As for the rowcount estimate, I think it's using DEFAULT_UNK_SEL (which
also happens to be 0.005) as the selectivity of an IS NULL test with a
non-Var target.  That's a bit useless in this case, since for any one
call of the query it's either going to be constant true or constant
false, but there's not any obvious better way to do it.

            regards, tom lane

Re: Prepared statement's planning

От
"Vyacheslav Kalinin"
Дата:


On Jan 15, 2008 7:58 PM, Tom Lane <tgl@sss.pgh.pa.us> wrote:
> If that really is the behavior you want, and not a typo

It is, most of parameters passed to a plpgsql function are in fact parts of the filter and if certain filter item is null it is considered unknown and we don't want it to affect the result in that case. The query pattern itself is a shortcut to cover both cases in one expressions which works fine while applied to secondary fields and delivers troubles when used on key indexed fields that might influence planning decisions. Thanks for the "union" idea, other ways around I could think of are dynamic queries or a bunch of plpgsql's 'if-elseif's.

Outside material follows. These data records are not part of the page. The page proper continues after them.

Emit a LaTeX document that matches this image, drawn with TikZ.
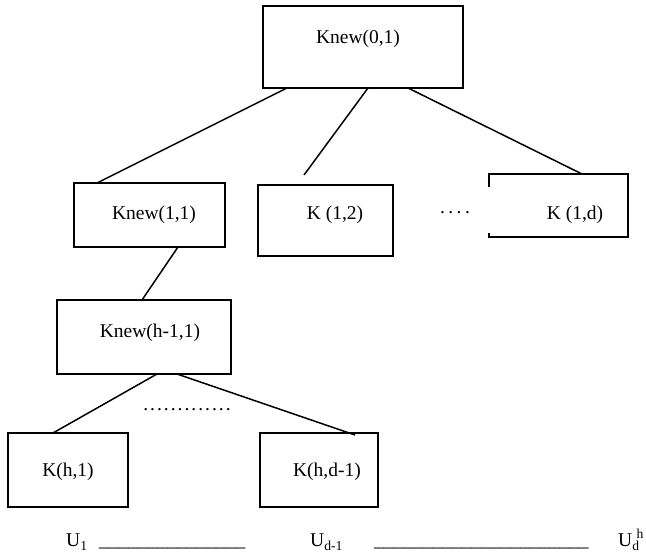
\documentclass[tikz,border=0pt]{standalone}
\usepackage{fontspec}
\setmainfont{Liberation Serif}
\tikzset{
  boxline/.style={line width=1.6pt},
  box/.style={draw, boxline, inner sep=0pt, outer sep=0pt},
  txt/.style={inner sep=0pt, font=\fontsize{19.5}{23}\selectfont},
  conn/.style={line width=1.5pt},
}
\begin{document}
\begin{tikzpicture}[x=1pt,y=-1pt]
\useasboundingbox (0,0) rectangle (646,553);
% boxes
\node[box, minimum width=200pt, minimum height=82pt] (n0) at (363,47) {};
\node[box, minimum width=151pt, minimum height=64pt] (n11) at (149.5,215) {};
\node[box, minimum width=135pt, minimum height=71pt] (n12) at (325.5,220.5) {};
\node[inner sep=0pt, outer sep=0pt, minimum width=139pt, minimum height=63pt] (n1d) at (558.5,205.5) {};
\node[box, minimum width=174pt, minimum height=74pt] (nh1) at (144,337) {};
\node[box, minimum width=120pt, minimum height=74pt] (kh1) at (68,470) {};
\node[box, minimum width=118pt, minimum height=74pt] (khd) at (319,470) {};
% K(1,d) box with broken left side
\draw[boxline] ([yshift=-13pt]n1d.north west) -- (n1d.north west) -- (n1d.north east)
  -- (n1d.south east) -- (n1d.south west) -- ([yshift=4pt]n1d.south west);
% texts
\node[txt] (t0) at (358,39) {Knew(0,1)};
\node[txt] (t11) at (154,215) {Knew(1,1)};
\node[txt] (t12) at (335,215) {K (1,2)};
\node[txt] (t1d) at (575,215) {K (1,d)};
\node[txt] (th1) at (150,333) {Knew(h-1,1)};
\node[txt] (tkh1) at (68,472) {K(h,1)};
\node[txt] (tkhd) at (327,472) {K(h,d-1)};
\node[txt] (dots1) at (455,213) {.\hspace{3.5pt}.\hspace{3.5pt}.\hspace{3.5pt}.};
\node[txt] (dots2) at (187,410) {.\hspace{2pt}.\hspace{2pt}.\hspace{2pt}.\hspace{2pt}.\hspace{2pt}.\hspace{2pt}.\hspace{2pt}.\hspace{2pt}.\hspace{2pt}.\hspace{2pt}.\hspace{2pt}.\hspace{2pt}.};
% connectors
\coordinate (c12) at (304,175);
\draw[conn] ([xshift=24pt]n0.south west) -- ([xshift=23pt]n11.north west);
\draw[conn] ([xshift=105pt]n0.south west) -- (c12);
\draw[conn] ([xshift=145pt]n0.south west) -- ([xshift=93pt]n1d.north west);
\draw[conn] ([xshift=104pt]n11.south west) -- ([xshift=85pt]nh1.north west);
\draw[conn] ([xshift=100pt]nh1.south west) -- ([xshift=45pt]kh1.north west);
\draw[conn] ([xshift=120pt]nh1.south west) -- ([xshift=95pt,yshift=-2pt]khd.north west);
% bottom row
\node[txt, anchor=base west] (u1) at (66,547) {U\textsubscript{1}};
\node[txt, anchor=base west] (l1) at (99,547) {\_\_\_\_\_\_\_\_\_\_\_\_\_\_\_};
\node[txt, anchor=base west] (ud1) at (310,547) {U\textsubscript{d-1}};
\node[txt, anchor=base west] (l2) at (374,547) {\_\_\_\_\_\_\_\_\_\_\_\_\_\_\_\_\_\_\_\_\_\_};
\node[txt, anchor=base west] (udh) at (618,547) {U\textsubscript{d}\kern-3pt\raisebox{1pt}{\textsuperscript{h}}};
\end{tikzpicture}
\end{document}
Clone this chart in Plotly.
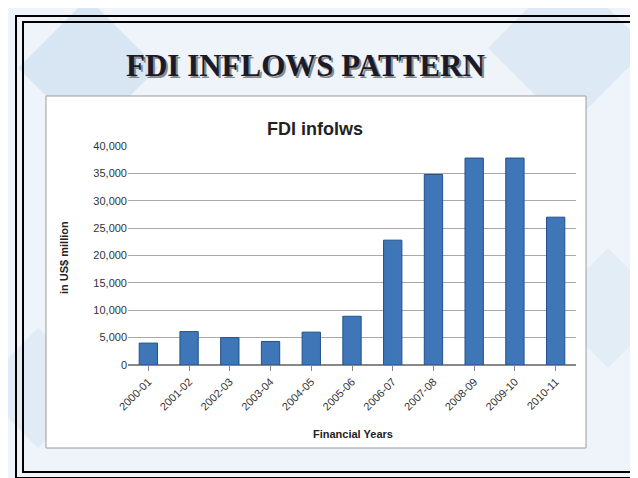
import plotly.graph_objects as go

W, H = 638, 478
years = ["2000-01", "2001-02", "2002-03", "2003-04", "2004-05", "2005-06",
         "2006-07", "2007-08", "2008-09", "2009-10", "2010-11"]
inflows = [4000, 6100, 5000, 4300, 6000, 8900, 22800, 34800, 37800, 37800, 27000]

def px(x0, y0, x1, y1):
    return dict(x0=x0 / W, x1=x1 / W, y0=1 - y1 / H, y1=1 - y0 / H)

fig = go.Figure(go.Bar(
    x=years, y=inflows, width=0.45,
    marker=dict(color="#3f76b8", line=dict(color="#22508a", width=1)),
))

shapes = []
# soft background diamonds
for cx, cy, s, c in [(80, 60, 140, "#d7e6f2"), (560, 40, 160, "#dde9f4"),
                     (600, 300, 120, "#e3edf6"), (30, 380, 120, "#e0ebf5")]:
    shapes.append(dict(type="path", xref="paper", yref="paper", line_width=0,
                       fillcolor=c, layer="below",
                       path=f"M {cx/W},{1-(cy-s/2)/H} L {(cx+s/2)/W},{1-cy/H} "
                            f"L {cx/W},{1-(cy+s/2)/H} L {(cx-s/2)/W},{1-cy/H} Z"))
shapes.append(dict(type="rect", xref="paper", yref="paper", line=dict(color="black", width=2),
                   **px(8, 8, 630, 470)))
shapes.append(dict(type="rect", xref="paper", yref="paper", line=dict(color="black", width=2),
                   **px(15, 14, 623, 464)))
shapes.append(dict(type="rect", xref="paper", yref="paper", layer="below",
                   fillcolor="white", line=dict(color="#9a9a9a", width=1),
                   **px(38, 88, 578, 440)))

def note(text, x, y, size, family="Liberation Sans", color="#222", **kw):
    return dict(text=text, x=x / W, y=1 - y / H, xref="paper", yref="paper",
                xanchor="center", yanchor="middle", showarrow=False,
                font=dict(family=family, size=size, color=color), **kw)

fig.update_layout(
    width=W, height=H, margin=dict(l=0, r=0, t=0, b=0, autoexpand=False),
    paper_bgcolor="#eef4f9", plot_bgcolor="rgba(0,0,0,0)",
    shapes=shapes, showlegend=False,
    xaxis=dict(type="category", domain=[120 / W, 568 / W], tickangle=-45, showline=True,
               automargin=False, linecolor="#888", ticks="outside", tickcolor="#888",
               tickfont=dict(family="Liberation Sans", size=11, color="#333")),
    yaxis=dict(domain=[1 - 357 / H, 1 - 138 / H], range=[0, 40000], dtick=5000,
               automargin=False, tickformat=",", gridcolor="#a8a8a8",
               zeroline=True, zerolinecolor="#888",
               tickfont=dict(family="Liberation Sans", size=11, color="#333")),
    annotations=[
        note("<b>FDI INFLOWS PATTERN</b>", 299, 59, 31, "Liberation Serif", "#8a8a8a"),
        note("<b>FDI INFLOWS PATTERN</b>", 297, 57, 31, "Liberation Serif", "#1a1a2a"),
        note("<b>FDI infolws</b>", 307, 121, 18),
        note("<b>in US$ million</b>", 56, 250, 11, textangle=-90),
        note("<b>Financial Years</b>", 345, 426, 11),
    ],
)
fig.write_html("out.html")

> It can see that it's got a range constraint on 'val', but not exactly
> how wide the range is, so the selectivity estimate is DEFAULT_RANGE_INEQ_SEL
> which is hardwired at 0.005.  0.005 * 1000000 = 5000.

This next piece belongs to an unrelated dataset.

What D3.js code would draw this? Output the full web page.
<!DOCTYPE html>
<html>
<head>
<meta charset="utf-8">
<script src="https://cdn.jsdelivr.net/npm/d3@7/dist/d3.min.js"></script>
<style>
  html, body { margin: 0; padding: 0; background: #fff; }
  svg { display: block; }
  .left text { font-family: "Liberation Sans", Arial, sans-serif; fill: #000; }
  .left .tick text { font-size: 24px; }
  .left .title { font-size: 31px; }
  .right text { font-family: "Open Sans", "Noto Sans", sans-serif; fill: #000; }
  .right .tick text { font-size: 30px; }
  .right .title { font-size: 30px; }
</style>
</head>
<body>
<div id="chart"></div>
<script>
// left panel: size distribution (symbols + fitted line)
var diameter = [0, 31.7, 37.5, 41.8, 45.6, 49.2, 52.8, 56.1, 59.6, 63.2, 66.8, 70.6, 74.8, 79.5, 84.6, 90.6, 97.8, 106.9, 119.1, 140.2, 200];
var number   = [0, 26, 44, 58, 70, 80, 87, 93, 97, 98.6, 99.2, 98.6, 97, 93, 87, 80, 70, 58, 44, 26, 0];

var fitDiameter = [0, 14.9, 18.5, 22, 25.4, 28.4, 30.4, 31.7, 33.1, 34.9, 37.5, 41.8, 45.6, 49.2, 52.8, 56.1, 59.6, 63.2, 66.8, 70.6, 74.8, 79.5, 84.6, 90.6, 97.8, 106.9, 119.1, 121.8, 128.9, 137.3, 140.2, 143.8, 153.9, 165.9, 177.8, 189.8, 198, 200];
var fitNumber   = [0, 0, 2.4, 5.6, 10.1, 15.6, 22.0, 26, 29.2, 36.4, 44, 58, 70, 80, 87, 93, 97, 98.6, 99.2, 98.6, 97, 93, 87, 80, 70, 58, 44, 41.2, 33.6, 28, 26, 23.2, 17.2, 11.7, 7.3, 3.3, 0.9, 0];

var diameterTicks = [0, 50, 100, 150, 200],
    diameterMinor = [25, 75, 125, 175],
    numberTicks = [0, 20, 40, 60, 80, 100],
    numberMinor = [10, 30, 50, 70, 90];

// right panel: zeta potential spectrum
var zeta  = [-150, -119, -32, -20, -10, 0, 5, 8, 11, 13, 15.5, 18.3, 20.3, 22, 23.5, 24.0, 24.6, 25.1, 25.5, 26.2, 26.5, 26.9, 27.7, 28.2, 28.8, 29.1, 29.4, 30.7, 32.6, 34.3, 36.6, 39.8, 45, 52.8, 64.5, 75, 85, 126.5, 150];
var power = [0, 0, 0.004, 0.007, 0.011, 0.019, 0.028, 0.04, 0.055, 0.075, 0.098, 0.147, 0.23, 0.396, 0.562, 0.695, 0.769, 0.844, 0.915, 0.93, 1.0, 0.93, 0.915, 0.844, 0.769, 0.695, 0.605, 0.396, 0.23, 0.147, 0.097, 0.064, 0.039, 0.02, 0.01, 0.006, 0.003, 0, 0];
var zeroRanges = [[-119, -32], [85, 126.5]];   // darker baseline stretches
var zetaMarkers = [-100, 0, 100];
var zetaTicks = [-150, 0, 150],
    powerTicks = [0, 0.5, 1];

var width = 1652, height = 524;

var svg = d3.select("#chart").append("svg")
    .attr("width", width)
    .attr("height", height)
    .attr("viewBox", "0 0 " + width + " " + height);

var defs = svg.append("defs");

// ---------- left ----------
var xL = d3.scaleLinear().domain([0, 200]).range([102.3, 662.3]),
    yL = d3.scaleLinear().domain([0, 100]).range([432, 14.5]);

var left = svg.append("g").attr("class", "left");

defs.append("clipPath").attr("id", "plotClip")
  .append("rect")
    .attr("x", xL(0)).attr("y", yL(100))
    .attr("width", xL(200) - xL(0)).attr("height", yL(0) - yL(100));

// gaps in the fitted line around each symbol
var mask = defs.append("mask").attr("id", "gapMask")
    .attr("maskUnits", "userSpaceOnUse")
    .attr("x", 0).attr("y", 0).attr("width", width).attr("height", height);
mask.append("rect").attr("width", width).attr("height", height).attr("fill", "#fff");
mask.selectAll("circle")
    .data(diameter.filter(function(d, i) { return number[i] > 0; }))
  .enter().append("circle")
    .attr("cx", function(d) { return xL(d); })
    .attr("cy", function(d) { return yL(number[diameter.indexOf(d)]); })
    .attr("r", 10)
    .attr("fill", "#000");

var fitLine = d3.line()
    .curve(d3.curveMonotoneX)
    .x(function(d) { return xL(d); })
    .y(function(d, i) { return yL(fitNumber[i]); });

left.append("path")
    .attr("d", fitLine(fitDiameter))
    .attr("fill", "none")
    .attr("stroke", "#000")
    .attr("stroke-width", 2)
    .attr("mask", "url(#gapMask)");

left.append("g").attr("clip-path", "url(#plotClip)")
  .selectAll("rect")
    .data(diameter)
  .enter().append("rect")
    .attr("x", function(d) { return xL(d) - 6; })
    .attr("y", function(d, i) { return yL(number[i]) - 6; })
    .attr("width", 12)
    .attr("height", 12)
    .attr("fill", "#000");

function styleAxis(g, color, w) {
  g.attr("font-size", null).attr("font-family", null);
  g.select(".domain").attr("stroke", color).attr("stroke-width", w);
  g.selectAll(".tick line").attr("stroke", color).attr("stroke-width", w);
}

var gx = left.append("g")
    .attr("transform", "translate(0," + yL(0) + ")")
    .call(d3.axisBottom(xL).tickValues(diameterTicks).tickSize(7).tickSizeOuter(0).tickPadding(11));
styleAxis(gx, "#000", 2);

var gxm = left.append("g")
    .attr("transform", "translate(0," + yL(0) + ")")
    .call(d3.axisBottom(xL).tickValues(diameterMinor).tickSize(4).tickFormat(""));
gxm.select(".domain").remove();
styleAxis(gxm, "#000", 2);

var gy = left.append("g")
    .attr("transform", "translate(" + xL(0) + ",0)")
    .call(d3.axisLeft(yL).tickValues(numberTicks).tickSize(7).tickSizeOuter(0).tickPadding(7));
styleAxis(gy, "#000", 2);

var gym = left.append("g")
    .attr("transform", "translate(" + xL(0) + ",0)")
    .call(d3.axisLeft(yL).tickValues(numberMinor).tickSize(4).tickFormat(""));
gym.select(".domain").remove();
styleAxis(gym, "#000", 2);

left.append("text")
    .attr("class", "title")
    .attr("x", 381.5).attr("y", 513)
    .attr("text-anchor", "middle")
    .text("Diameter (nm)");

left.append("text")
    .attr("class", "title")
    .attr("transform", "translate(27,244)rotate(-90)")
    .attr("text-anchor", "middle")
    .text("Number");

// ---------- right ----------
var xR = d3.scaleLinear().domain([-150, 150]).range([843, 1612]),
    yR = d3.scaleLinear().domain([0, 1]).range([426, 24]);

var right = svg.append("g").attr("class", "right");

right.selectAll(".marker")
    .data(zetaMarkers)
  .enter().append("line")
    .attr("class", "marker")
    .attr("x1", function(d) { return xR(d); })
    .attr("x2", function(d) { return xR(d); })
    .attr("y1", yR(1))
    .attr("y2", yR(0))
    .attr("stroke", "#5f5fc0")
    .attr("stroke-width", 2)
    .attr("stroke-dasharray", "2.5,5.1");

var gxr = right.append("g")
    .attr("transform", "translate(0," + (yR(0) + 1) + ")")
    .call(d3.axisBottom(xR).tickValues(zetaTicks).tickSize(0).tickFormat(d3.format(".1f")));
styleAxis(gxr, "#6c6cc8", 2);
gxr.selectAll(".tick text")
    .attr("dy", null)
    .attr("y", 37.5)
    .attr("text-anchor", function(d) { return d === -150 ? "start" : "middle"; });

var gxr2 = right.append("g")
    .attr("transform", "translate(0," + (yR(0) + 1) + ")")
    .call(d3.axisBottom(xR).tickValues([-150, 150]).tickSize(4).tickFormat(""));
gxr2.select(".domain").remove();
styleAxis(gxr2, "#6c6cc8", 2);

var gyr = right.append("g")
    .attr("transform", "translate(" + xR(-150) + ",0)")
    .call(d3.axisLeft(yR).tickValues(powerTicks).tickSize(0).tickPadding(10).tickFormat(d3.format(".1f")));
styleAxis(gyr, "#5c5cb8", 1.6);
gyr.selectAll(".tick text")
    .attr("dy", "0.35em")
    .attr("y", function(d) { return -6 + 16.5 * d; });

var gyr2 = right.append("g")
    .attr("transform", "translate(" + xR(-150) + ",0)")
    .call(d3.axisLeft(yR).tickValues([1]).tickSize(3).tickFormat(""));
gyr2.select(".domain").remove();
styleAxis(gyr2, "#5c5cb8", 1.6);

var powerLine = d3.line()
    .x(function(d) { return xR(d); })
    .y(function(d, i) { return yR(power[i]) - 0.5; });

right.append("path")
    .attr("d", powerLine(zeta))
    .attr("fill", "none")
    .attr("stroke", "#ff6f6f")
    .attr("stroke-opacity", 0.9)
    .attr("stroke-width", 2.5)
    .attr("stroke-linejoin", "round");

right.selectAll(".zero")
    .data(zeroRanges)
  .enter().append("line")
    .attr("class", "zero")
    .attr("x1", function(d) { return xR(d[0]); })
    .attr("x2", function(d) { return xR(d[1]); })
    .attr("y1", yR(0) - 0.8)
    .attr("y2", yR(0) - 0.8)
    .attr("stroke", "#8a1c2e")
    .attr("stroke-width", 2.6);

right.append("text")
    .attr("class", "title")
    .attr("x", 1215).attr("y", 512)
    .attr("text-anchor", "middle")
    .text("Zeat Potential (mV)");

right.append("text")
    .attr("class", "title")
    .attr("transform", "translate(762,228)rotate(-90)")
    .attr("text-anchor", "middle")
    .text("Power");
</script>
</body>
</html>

Probably this (parametrized query's planning) is something worth mentioning in the docs one day.

> As for the rowcount estimate, I think it's using DEFAULT_UNK_SEL (which
> also happens to be 0.005) as the selectivity of an IS NULL test with a
> non-Var target.  That's a bit useless in this case, since for any one
> call of the query it's either going to be constant true or constant
> false, but there's not any obvious better way to do it.

Hm.. It could build union'ed plans for every possible value of unknown boolean expression similar to that of your example's, though this could make plans grow huge.